Sounds like Oscar needed a Freewrite.

 

"I don’t ever plot. And I do very little research, as little as possible. I prefer to use my imagination. Language is older and richer than we are and when you go in there and let go and listen, it’s possible to discover something way beyond and richer than your conscious self."

Claire Keegan's a freewriter! In this interview, Claire explains that the main character in her award-winning book, Small Things Like These, completely changed over the course of rewrites and revisions.

 

"The novel space is a pure space. I'm nobody once I go into that room. I'm not gay, I'm not bald, I'm not Irish. I'm not anybody. I'm nobody. I'm the guy telling the story, and the only person that matters is the person reading that story, the target. It's to get that person to feel what I'm trying to dramatize."

Colm Tóibín perfectly sums up the disembodied experience of writing here. The writer disappears and the characters take center stage.

 

"The important thing is not what we write but how we write, and in my opinion the modern writer must be an adventurer above all, willing to take every risk, and be prepared to founder in his effort if need be.
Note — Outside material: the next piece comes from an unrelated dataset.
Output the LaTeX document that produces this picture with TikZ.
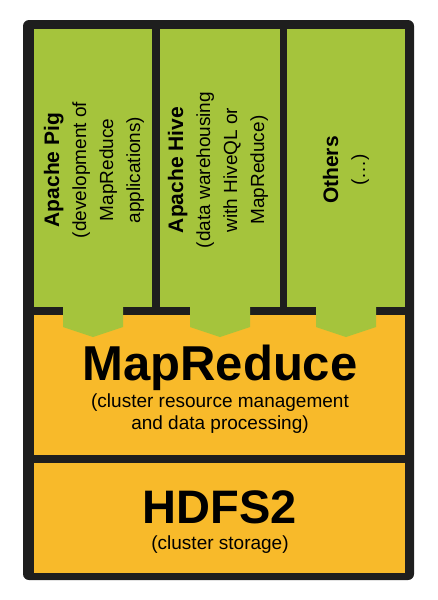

In other words we must write dangerously."

James Joyce was certainly an adventurer, and though his notion to a "modern writer" predates ours by about a century, we don't think all that much as changed. Writers still need to take risks!

 

"I don’t say I was ‘proceeding down a thoroughfare.’ I say I ‘walked down the road.’ I don’t say I ‘passed a hallowed institute of learning.’ I say I ‘passed a school.’ You don’t wear all your jewellery at once. You’re much more believable if you talk in your own voice."

Maeve Binchy's own voice is apparent in every book she wrote. Her characters speak like real people, and that makes them all the more endearing.

 

"Out of the quarrel with others we make rhetoric; out of the quarrel with ourselves we make poetry."

What a poetic way to encapsulate the experience of writing poetry. Yeats certainly knew a thing or two about using that internal quarrel to create beautiful, timeless work.